Habata currently have 50 hectares of netting on their Sundays River Valley farms and 27 at Le Grand Chasseur outside Robertson in the Western Cape.
Webb said their aim was to increase this by 100 hectares every year for the next five years.
Besides being costly, the process of installing nets is a time-consuming affair. Webb said the nets cost approximately R200 000 per hectare and could take months to install.
He explained that while citrus nets were not yet common throughout South Africa, the harsh winds and baking sun in the regions where they farmed were the main factors that motivated their decision.
“The Eastern Cape is a very windy area and we knew the nets would help increase our tonnage if we could protect our produce against the wind and sunburn.”
In addition to offering protection from the elements, the nets also prevent birds from getting to the fruit. This, said Webb, was part of the reason they had experienced a higher pack-out percentage.

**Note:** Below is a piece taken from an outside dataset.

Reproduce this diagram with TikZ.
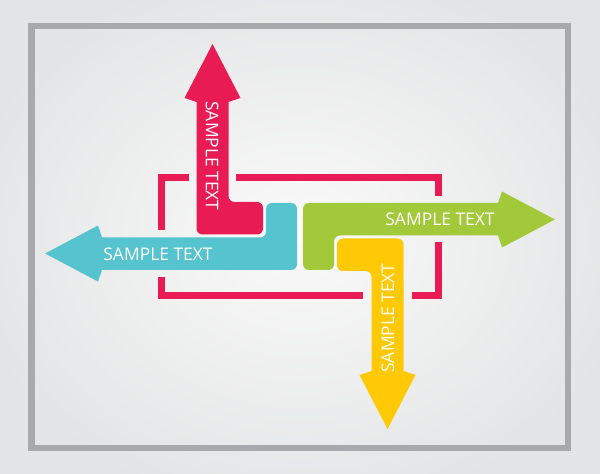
\documentclass[tikz,border=0pt]{standalone}
\usepackage{fontspec}
\setmainfont{Open Sans}
\definecolor{cRed}{HTML}{E91B55}
\definecolor{cCyan}{HTML}{55C4CF}
\definecolor{cGreen}{HTML}{A2C93A}
\definecolor{cYellow}{HTML}{FFCA05}
\definecolor{cGray}{HTML}{A7A9AB}
\definecolor{bgIn}{HTML}{FAFAFA}
\definecolor{bgOut}{HTML}{E3E4E5}
\tikzset{
  lbl/.style={text=white, font=\fontsize{17.5}{20}\selectfont, inner sep=0pt},
  pinkline/.style={draw=cRed, line width=7, line join=miter, line cap=butt},
}
\begin{document}
\begin{tikzpicture}[x=1bp,y=-1bp]
\useasboundingbox (0,0) rectangle (600,474);
\shade[inner color=bgIn, outer color=bgOut] (-40,-40) rectangle (640,514);
% gray frame
\draw[cGray, line width=6.5] (31.5,26) rectangle (568,448);
% pink frame
\draw[pinkline] (189,177.5) -- (161.5,177.5) -- (161.5,230);
\draw[pinkline] (161.5,277) -- (161.5,295.5) -- (363,295.5);
\draw[pinkline] (412,295.5) -- (438.5,295.5) -- (438.5,242);
\draw[pinkline] (438.5,196) -- (438.5,177.5) -- (236,177.5);
\begin{scope}[shift={(300,236.5)}]
  % green (right)
  \fill[cGreen] (255,-17) -- (202,11) -- (198,-1) -- (100,-1) [rounded corners=6] -- (34,-1) -- (34,33.5) -- (3,33.5) -- (3,-33.5) -- (100,-33.5) [sharp corners] -- (198,-33.5) -- (202,-45) -- cycle;
  % cyan (left)
  \begin{scope}[rotate=180]
  \fill[cCyan] (255,-17) -- (202,11) -- (198,-1) -- (100,-1) [rounded corners=6] -- (34,-1) -- (34,33.5) -- (3,33.5) -- (3,-33.5) -- (100,-33.5) [sharp corners] -- (198,-33.5) -- (202,-45) -- cycle;
  \end{scope}
  % yellow (down)
  \fill[cYellow] (87.5,192.5) -- (59.5,138.5) -- (71.5,134.5) -- (71.5,100) [rounded corners=6] -- (71.5,34.5) -- (37,34.5) -- (37,2) -- (103.5,2) -- (103.5,100) [sharp corners] -- (103.5,134.5) -- (115.5,138.5) -- cycle;
  % red (up)
  \begin{scope}[rotate=180]
  \fill[cRed] (87.5,192.5) -- (59.5,138.5) -- (71.5,134.5) -- (71.5,100) [rounded corners=6] -- (71.5,34.5) -- (37,34.5) -- (37,2) -- (103.5,2) -- (103.5,100) [sharp corners] -- (103.5,134.5) -- (115.5,138.5) -- cycle;
  \end{scope}
\end{scope}
% labels
\node[lbl] (tcyan) at (158,254) {SAMPLE TEXT};
\node[lbl] (tgreen) at (440,219.5) {SAMPLE TEXT};
\node[lbl, rotate=-90] (tred) at (212,156) {SAMPLE TEXT};
\node[lbl, rotate=90] (tyellow) at (388,318) {SAMPLE TEXT};
\end{tikzpicture}
\end{document}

He said a further advantage was that they allowed for the production of produce that would not naturally do well in an area, which offered an opportunity to add to their variety of produce in the future.
The nets also reduced water consumption, something Webb said was a distinct positive due to the severe water shortages in large areas of the country.
“The nets trap water and this increases humidity, meaning there’s less need for irrigation.”
While the nets have yielded positive results, Webb said the impact on their overall production would only become clear in time.
The nets were initially installed for Habata’s nadorcotts – a high-value commodity.